Instruction →
Extract word for word the lines of the listing from its start to the line holding "import * as", both ends kept; pictures are not part of the copy.

Provided material →
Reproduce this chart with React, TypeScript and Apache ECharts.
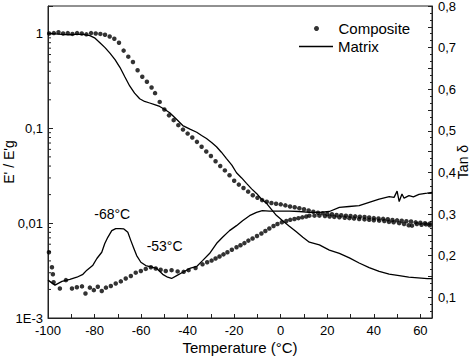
import React, { useEffect, useRef } from "react";
import * as echarts from "echarts";

// Composite, normalized modulus E'/E'g (left log axis)
const compModT = [-99.5,-97.5,-95.5,-93.5,-91.5,-89.5,-87.5,-85.5,-83.5,-81.5,-79.5,-77.5,-75.5,-73.5,-71.5,-69.5,-67.5,-65.5,-63.5,-61.5,-59.5,-57.5,-55.5,-54,-52,-50,-48,-46,-44,-42,-40,-38,-36,-34,-32,-30,-28,-26,-24,-22,-20,-18,-16,-14,-12,-10,-8,-6,-4,-2,0,2,4,6,8,10,12,14,16,18,20,22,24,26,28,30,32,34,36,38,40,42,44,46,48,50,52,54,56,58,60,62,64];
const compModV = [1.0,1.01,1.03,1.0,1.01,0.99,1.01,1.0,0.98,1.01,1.0,0.99,0.97,0.93,0.88,0.8,0.66,0.57,0.5,0.41,0.35,0.31,0.27,0.235,0.19,0.158,0.137,0.122,0.108,0.097,0.088,0.08,0.072,0.064,0.057,0.051,0.045,0.04,0.036,0.032,0.028,0.0255,0.0235,0.0215,0.0197,0.0185,0.0175,0.0168,0.0163,0.016,0.0158,0.0154,0.015,0.0147,0.0144,0.014,0.0136,0.0132,0.0129,0.0127,0.0125,0.0124,0.0122,0.0121,0.012,0.0119,0.0118,0.0117,0.0116,0.0115,0.0113,0.0112,0.0111,0.011,0.0108,0.0107,0.0106,0.0105,0.0104,0.0102,0.0101,0.01,0.0099];

// Matrix, normalized modulus (left log axis)
const matModT = [-100,-97,-94,-91,-88,-85,-82,-80,-77.7,-75.5,-73.4,-71.2,-69.1,-67,-64.9,-62.8,-60.6,-58.5,-56.3,-54.2,-52,-49.8,-47.7,-45,-42.1,-39,-36.1,-34,-31.9,-29.7,-27.6,-25.5,-23.3,-21,-19,-16.8,-14.7,-12.5,-10.4,-8.3,-6.1,-4,-1.9,0.7,3.7,6.7,9.5,12.3,16.6,20.9,25.2,29.5,33.7,38,42.3,46.6,50.9,55,59,63,65];
const matModV = [1.0,0.99,0.98,0.97,0.98,0.98,0.95,0.9,0.8,0.71,0.62,0.53,0.44,0.35,0.28,0.235,0.205,0.192,0.185,0.178,0.17,0.158,0.146,0.126,0.107,0.098,0.091,0.084,0.078,0.071,0.064,0.056,0.048,0.041,0.034,0.03,0.0263,0.023,0.0206,0.018,0.0162,0.014,0.0121,0.0107,0.0093,0.0081,0.0071,0.0063,0.0059,0.0052,0.0048,0.0043,0.0038,0.0034,0.0031,0.0029,0.0028,0.0027,0.00265,0.0026,0.0026];

// Composite, tan delta (right axis)
const compTanT = [-99.6,-98.3,-97.9,-97.6,-94.9,-92.3,-89.7,-87.6,-85.4,-83.9,-82,-80.3,-78.6,-76.9,-75.1,-73,-70.9,-68.7,-66.6,-64.4,-62.3,-60.1,-58,-55.8,-53.7,-51.6,-49.4,-46.9,-44.3,-41.7,-39.6,-36.6,-33.6,-31.6,-29.7,-28,-26.3,-24.6,-22.9,-21,-19,-17.3,-15.6,-13.9,-12.1,-10.2,-8.3,-6.6,-4.9,-3.1,-1.4,0.5,2.4,4.1,5.9,7.6,9.3,11,12.3,14.5,16.6,19,21,23,25.2,27.5,29.5,31.5,33.7,36,38,40,42.3,44.5,46.5,48.5,50.9,53,55,56.4,58.5,60.5,62.4,64];
const compTanV = [0.208,0.172,0.155,0.136,0.121,0.141,0.121,0.124,0.126,0.109,0.123,0.117,0.125,0.115,0.123,0.127,0.133,0.138,0.145,0.151,0.159,0.163,0.168,0.172,0.169,0.166,0.163,0.165,0.162,0.161,0.165,0.17,0.179,0.184,0.188,0.193,0.198,0.203,0.208,0.214,0.22,0.225,0.23,0.236,0.241,0.247,0.253,0.259,0.265,0.271,0.276,0.28,0.283,0.286,0.288,0.29,0.292,0.294,0.296,0.296,0.296,0.295,0.294,0.293,0.292,0.291,0.29,0.289,0.288,0.287,0.286,0.285,0.284,0.283,0.281,0.28,0.278,0.276,0.273,0.272,0.276,0.274,0.275,0.273];

// Matrix, tan delta (right axis)
const matTanT = [-100,-97,-94,-90.6,-87.6,-85,-83.3,-80.7,-79,-76.9,-75.6,-74.3,-72.6,-70.9,-69.1,-67.4,-65.7,-64.4,-63.1,-61.9,-60.1,-58,-55.8,-53.3,-50.7,-48.6,-46.9,-44.7,-42.1,-39.1,-36.1,-33.6,-30.6,-27.6,-25,-22,-19,-16.4,-13.4,-10.4,-7.9,-4.9,-0.6,3.7,8,12.3,16.6,20.9,25.2,29.4,33.7,38,42.3,46.6,48.7,50,50.9,52.1,53,55.1,57,59.4,62.9,65];
const matTanV = [0.141,0.129,0.138,0.143,0.148,0.155,0.165,0.177,0.193,0.208,0.229,0.244,0.26,0.265,0.265,0.264,0.256,0.236,0.217,0.2,0.184,0.176,0.173,0.169,0.155,0.148,0.145,0.152,0.16,0.169,0.174,0.188,0.205,0.229,0.244,0.26,0.272,0.284,0.296,0.304,0.308,0.307,0.307,0.307,0.306,0.304,0.304,0.306,0.316,0.318,0.32,0.328,0.336,0.342,0.34,0.355,0.33,0.348,0.338,0.344,0.341,0.347,0.35,0.352];

// Annotations (peak temperatures)
const peakLabels = ["-68°C", "-53°C"];
const peakLabelT = [-72.4, -49.9];
const peakLabelTan = [0.301, 0.224];

// Tick labels
const logTickLabels: Record<string, string> = { "0.001": "1E-3", "0.01": "0,01", "0.1": "0,1", "1": "1" };

const FONT = '"Liberation Sans", Arial, sans-serif';

export default function App() {
  const ref = useRef<HTMLDivElement>(null);
  useEffect(() => {
    document.body.style.margin = "0";
    if (!ref.current) return;
    const chart = echarts.init(ref.current, undefined, { renderer: "svg" });

    const minorLog: number[][] = [];
    [-3, -2, -1, 0].forEach((n) => {
      for (let k = 2; k <= 9; k++) {
        const v = k * Math.pow(10, n);
        if (v < 1.95) minorLog.push([-100, v]);
      }
    });

    const black = "#000";
    const legendText = { fontSize: 15, color: black, fontFamily: FONT };
    chart.setOption({
      animation: false,
      textStyle: { fontFamily: FONT, color: black },
      grid: {
        left: 48,
        right: 42,
        top: 6,
        bottom: 38,
        containLabel: false,
        outerBoundsMode: "none",
        show: true,
        borderColor: "#222",
        borderWidth: 1,
      },
      legend: [
        {
          orient: "vertical",
          left: 309,
          top: 16,
          itemWidth: 34,
          itemHeight: 5,
          textStyle: legendText,
          data: [{ name: "Composite", icon: "circle" }],
        },
        {
          orient: "vertical",
          left: 294,
          top: 34,
          itemWidth: 34,
          itemHeight: 1.4,
          textStyle: legendText,
          data: [{ name: "Matrix", icon: "rect" }],
        },
      ],
      xAxis: {
        type: "value",
        min: -100,
        max: 65,
        interval: 10,
        name: "Temperature (°C)",
        nameLocation: "middle",
        nameGap: 22,
        nameMoveOverlap: false,
        nameTextStyle: { fontSize: 15, color: black, fontFamily: FONT },
        axisLine: { onZero: false, lineStyle: { color: "#222", width: 1 } },
        axisTick: { inside: true, length: 4, lineStyle: { color: "#222" } },
        axisLabel: {
          fontSize: 13,
          color: black,
          margin: 6,
          formatter: (v: number) => (v % 20 === 0 && v <= 60 ? String(v) : ""),
        },
        splitLine: { show: false },
      },
      yAxis: [
        {
          type: "log",
          logBase: 10,
          min: 0.001,
          max: 1.95,
          name: "E' / E'g",
          nameLocation: "middle",
          nameGap: 32,
          nameMoveOverlap: false,
          nameRotate: 90,
          nameTextStyle: { fontSize: 14, color: black, fontFamily: FONT },
          axisLine: { show: true, onZero: false, lineStyle: { color: "#222", width: 1 } },
          axisTick: { inside: true, length: 5, lineStyle: { color: "#222" } },
          axisLabel: {
            fontSize: 13,
            color: black,
            margin: 5,
            formatter: (v: number) => {
              const key = String(Number(v.toPrecision(6)));
              return logTickLabels[key] ?? "";
            },
          },
          splitLine: { show: false },
        },
        {
          type: "value",
          position: "right",
          min: 0.05,
          max: 0.8,
          interval: 0.05,
          name: "Tan δ",
          nameLocation: "middle",
          nameGap: 24,
          nameMoveOverlap: false,
          nameRotate: 90,
          nameTextStyle: { fontSize: 14, color: black, fontFamily: FONT },
          axisLine: { show: true, onZero: false, lineStyle: { color: "#222", width: 1 } },
          axisTick: { inside: true, length: 4, lineStyle: { color: "#222" } },
          minorTick: { show: true, splitNumber: 3, length: 2, lineStyle: { color: "#222" } },
          axisLabel: {
            fontSize: 13,
            color: black,
            margin: 6,
            formatter: (v: number) => {
              const r = Math.round(v * 10);
              if (Math.abs(v * 10 - r) > 1e-6 || r < 1) return "";
              return (r / 10).toFixed(1).replace(".", ",");
            },
          },
          splitLine: { show: false },
        },
      ],
      series: [
        {
          name: "Composite",
          type: "scatter",
          xAxisIndex: 0,
          yAxisIndex: 0,
          symbol: "circle",
          symbolSize: 4.5,
          itemStyle: { color: black },
          data: compModT.map((t, i) => [t, compModV[i]]),
        },
        {
          name: "Matrix",
          type: "line",
          xAxisIndex: 0,
          yAxisIndex: 0,
          symbol: "none",
          lineStyle: { color: black, width: 1.3 },
          itemStyle: { color: black },
          data: matModT.map((t, i) => [t, matModV[i]]),
        },
        {
          name: "Composite",
          type: "scatter",
          xAxisIndex: 0,
          yAxisIndex: 1,
          symbol: "circle",
          symbolSize: 4.5,
          itemStyle: { color: black },
          data: compTanT.map((t, i) => [t, compTanV[i]]),
          markPoint: {
            symbol: "circle",
            symbolSize: 1,
            itemStyle: { color: "rgba(0,0,0,0)" },
            label: {
              show: true,
              position: "inside",
              color: black,
              fontSize: 14,
              fontFamily: FONT,
              formatter: (p: any) => p.name,
            },
            data: peakLabels.map((name, i) => ({ name, coord: [peakLabelT[i], peakLabelTan[i]] })),
          },
        },
        {
          name: "Matrix",
          type: "line",
          xAxisIndex: 0,
          yAxisIndex: 1,
          symbol: "none",
          lineStyle: { color: black, width: 1.3 },
          itemStyle: { color: black },
          data: matTanT.map((t, i) => [t, matTanV[i]]),
        },
        {
          type: "custom",
          xAxisIndex: 0,
          yAxisIndex: 0,
          silent: true,
          clip: false,
          data: minorLog,
          renderItem: (_params: any, api: any) => {
            const p = api.coord([api.value(0), api.value(1)]);
            return {
              type: "line",
              shape: { x1: p[0], y1: p[1], x2: p[0] + 3, y2: p[1] },
              style: { stroke: "#222", lineWidth: 1 },
            };
          },
        },
      ],
    });
    return () => chart.dispose();
  }, []);
  return <div ref={ref} style={{ width: 474, height: 356 }} />;
}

Output for this exercise →
Reproduce this chart with React, TypeScript and Apache ECharts.
import React, { useEffect, useRef } from "react";
import * as echarts from "echarts";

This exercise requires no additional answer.